#### Task input
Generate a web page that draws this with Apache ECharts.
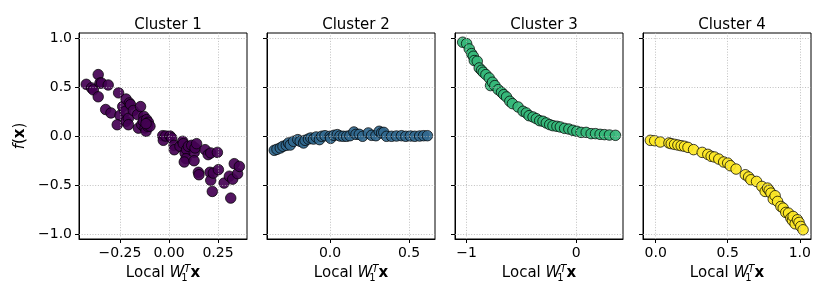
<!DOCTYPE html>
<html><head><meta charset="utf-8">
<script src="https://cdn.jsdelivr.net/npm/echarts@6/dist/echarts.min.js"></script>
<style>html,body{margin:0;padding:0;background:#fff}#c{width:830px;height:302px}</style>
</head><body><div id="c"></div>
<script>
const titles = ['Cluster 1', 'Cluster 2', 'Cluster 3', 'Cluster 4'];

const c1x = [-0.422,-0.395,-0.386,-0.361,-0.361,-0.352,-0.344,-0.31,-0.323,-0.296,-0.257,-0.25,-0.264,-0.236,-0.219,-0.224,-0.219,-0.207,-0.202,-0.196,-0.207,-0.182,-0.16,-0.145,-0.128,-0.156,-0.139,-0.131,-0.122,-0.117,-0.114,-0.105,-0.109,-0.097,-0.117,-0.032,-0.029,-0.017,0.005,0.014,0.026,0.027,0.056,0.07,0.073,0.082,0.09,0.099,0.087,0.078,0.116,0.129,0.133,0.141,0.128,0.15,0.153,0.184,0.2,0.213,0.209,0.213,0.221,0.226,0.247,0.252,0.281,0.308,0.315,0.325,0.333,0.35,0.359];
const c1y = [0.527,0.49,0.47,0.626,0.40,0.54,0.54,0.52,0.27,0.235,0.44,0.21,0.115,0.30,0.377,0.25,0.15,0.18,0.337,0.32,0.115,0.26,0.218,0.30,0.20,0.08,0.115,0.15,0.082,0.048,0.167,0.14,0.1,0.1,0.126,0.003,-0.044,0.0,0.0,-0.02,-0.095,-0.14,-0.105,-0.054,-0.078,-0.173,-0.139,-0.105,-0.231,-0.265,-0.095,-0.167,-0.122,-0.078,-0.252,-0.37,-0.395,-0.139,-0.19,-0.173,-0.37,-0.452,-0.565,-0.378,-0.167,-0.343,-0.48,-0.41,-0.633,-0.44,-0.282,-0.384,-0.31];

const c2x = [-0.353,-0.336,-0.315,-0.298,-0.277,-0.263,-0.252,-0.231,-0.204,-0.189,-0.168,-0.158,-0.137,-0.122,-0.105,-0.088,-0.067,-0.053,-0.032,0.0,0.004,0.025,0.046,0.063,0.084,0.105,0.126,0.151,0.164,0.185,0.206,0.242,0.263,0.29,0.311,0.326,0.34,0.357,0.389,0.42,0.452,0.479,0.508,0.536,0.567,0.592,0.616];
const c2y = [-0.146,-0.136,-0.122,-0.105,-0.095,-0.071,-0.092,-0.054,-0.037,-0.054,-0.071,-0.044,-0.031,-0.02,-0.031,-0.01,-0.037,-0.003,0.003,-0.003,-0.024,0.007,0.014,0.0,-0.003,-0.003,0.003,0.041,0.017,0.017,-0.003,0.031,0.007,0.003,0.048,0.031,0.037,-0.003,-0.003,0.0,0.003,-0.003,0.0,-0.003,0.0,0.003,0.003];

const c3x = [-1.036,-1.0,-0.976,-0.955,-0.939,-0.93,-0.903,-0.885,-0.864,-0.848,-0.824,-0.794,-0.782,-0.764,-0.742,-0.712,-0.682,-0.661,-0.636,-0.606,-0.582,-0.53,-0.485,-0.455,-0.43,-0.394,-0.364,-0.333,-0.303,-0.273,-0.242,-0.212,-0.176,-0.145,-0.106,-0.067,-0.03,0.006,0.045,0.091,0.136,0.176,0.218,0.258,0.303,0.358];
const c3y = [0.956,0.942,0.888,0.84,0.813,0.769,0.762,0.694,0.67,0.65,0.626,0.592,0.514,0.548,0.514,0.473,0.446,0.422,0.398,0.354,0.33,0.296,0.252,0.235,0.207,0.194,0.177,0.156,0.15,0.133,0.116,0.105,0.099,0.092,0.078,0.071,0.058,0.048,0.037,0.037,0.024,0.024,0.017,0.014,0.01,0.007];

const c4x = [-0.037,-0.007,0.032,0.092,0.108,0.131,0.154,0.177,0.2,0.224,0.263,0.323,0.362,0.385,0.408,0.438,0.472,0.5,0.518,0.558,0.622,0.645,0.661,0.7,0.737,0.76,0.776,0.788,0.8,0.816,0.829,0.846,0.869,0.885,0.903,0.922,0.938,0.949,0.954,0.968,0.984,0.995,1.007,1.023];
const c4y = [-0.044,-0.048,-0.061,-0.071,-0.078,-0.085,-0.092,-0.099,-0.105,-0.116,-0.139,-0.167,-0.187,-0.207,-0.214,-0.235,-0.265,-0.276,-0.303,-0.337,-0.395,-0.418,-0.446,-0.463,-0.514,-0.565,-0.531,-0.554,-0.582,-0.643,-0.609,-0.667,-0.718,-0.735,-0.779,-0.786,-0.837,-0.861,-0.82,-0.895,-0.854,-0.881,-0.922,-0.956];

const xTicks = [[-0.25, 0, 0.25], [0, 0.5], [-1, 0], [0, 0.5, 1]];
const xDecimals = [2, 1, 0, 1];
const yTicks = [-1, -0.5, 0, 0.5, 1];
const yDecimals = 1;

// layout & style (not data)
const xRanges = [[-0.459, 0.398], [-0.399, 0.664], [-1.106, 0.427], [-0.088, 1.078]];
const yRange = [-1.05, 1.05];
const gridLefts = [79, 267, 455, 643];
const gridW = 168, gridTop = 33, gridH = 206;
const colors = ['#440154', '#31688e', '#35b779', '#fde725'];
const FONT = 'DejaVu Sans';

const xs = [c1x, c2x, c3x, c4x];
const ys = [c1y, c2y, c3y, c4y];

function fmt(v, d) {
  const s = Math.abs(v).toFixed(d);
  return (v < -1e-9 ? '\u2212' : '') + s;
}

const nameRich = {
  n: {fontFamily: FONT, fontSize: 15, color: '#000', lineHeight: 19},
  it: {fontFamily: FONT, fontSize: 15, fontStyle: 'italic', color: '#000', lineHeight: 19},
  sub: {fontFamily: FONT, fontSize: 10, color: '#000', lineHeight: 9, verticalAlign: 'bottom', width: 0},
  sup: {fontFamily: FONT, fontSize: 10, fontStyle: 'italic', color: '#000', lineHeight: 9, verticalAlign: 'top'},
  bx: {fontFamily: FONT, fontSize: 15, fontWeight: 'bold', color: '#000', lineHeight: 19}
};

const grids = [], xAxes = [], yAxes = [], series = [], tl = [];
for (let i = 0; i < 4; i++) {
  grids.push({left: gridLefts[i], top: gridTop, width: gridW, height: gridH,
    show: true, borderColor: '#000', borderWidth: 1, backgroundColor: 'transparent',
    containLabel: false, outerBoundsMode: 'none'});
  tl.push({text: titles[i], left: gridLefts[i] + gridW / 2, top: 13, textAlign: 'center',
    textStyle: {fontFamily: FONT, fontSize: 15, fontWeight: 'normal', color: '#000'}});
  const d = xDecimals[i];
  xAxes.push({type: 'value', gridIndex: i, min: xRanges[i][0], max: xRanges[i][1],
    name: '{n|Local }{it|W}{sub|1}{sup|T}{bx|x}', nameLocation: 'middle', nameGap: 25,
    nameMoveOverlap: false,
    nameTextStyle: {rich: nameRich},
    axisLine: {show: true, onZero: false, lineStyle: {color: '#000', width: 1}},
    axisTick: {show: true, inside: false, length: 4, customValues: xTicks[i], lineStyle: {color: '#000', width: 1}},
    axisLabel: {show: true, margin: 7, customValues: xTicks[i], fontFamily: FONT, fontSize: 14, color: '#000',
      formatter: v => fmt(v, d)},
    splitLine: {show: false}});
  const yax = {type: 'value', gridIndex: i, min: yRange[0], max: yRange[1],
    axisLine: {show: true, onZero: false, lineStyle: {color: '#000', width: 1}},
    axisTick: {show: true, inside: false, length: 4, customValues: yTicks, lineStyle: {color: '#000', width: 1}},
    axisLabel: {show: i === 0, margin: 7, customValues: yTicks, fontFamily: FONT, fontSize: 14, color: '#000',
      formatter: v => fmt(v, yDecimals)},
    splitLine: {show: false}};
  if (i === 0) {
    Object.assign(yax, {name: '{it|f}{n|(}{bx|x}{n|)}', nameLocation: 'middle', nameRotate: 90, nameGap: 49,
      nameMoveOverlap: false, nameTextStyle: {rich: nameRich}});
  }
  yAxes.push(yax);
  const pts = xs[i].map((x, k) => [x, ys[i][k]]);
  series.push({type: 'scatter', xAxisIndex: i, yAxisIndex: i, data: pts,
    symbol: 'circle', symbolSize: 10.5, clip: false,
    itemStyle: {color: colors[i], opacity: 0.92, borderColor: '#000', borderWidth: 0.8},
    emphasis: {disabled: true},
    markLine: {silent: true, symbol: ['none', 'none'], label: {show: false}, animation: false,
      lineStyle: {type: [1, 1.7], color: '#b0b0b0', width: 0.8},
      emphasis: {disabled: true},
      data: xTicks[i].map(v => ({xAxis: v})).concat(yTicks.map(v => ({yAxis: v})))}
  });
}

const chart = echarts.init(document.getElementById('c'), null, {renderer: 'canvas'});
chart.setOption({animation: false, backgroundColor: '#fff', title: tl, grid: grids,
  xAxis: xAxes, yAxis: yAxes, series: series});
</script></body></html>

--

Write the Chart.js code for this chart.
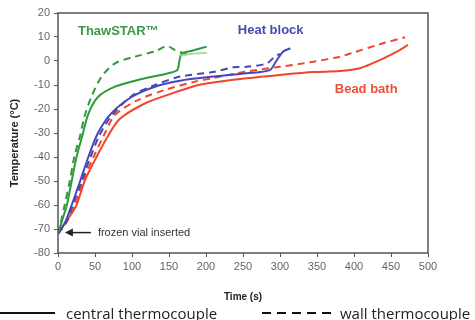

...

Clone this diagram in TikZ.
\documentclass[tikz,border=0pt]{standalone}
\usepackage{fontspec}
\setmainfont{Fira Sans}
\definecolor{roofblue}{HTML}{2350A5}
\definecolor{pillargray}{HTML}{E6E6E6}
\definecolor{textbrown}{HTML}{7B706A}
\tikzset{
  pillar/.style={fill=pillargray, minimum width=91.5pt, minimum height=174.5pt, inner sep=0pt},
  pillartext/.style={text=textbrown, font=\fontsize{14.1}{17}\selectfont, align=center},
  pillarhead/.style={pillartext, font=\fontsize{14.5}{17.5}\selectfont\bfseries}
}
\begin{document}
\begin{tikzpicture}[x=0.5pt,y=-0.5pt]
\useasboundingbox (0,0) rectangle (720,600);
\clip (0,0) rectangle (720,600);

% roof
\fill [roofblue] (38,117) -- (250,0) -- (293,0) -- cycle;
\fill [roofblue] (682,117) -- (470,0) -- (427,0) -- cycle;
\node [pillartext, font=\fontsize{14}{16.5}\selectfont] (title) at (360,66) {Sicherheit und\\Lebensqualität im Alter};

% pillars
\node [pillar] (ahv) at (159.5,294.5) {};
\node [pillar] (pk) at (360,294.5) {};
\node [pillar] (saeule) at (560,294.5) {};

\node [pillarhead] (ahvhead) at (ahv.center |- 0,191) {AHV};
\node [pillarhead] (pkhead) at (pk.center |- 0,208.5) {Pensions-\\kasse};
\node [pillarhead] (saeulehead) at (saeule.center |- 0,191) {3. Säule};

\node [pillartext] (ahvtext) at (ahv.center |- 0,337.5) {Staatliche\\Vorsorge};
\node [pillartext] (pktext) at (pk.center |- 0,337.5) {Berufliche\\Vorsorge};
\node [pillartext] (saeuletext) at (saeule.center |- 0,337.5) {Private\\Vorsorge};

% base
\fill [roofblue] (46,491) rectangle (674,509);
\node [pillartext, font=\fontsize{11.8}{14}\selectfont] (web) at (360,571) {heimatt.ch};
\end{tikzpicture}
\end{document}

#### What is needed
Quote only the lines running from the line with "Generate a web" to the line with "const titles = ['Cluster", ends included, exactly as they appear and without the pictures.

#### Answer to the exercise
Generate a web page that draws this with Apache ECharts.
<!DOCTYPE html>
<html><head><meta charset="utf-8">
<script src="https://cdn.jsdelivr.net/npm/echarts@6/dist/echarts.min.js"></script>
<style>html,body{margin:0;padding:0;background:#fff}#c{width:830px;height:302px}</style>
</head><body><div id="c"></div>
<script>
const titles = ['Cluster 1', 'Cluster 2', 'Cluster 3', 'Cluster 4'];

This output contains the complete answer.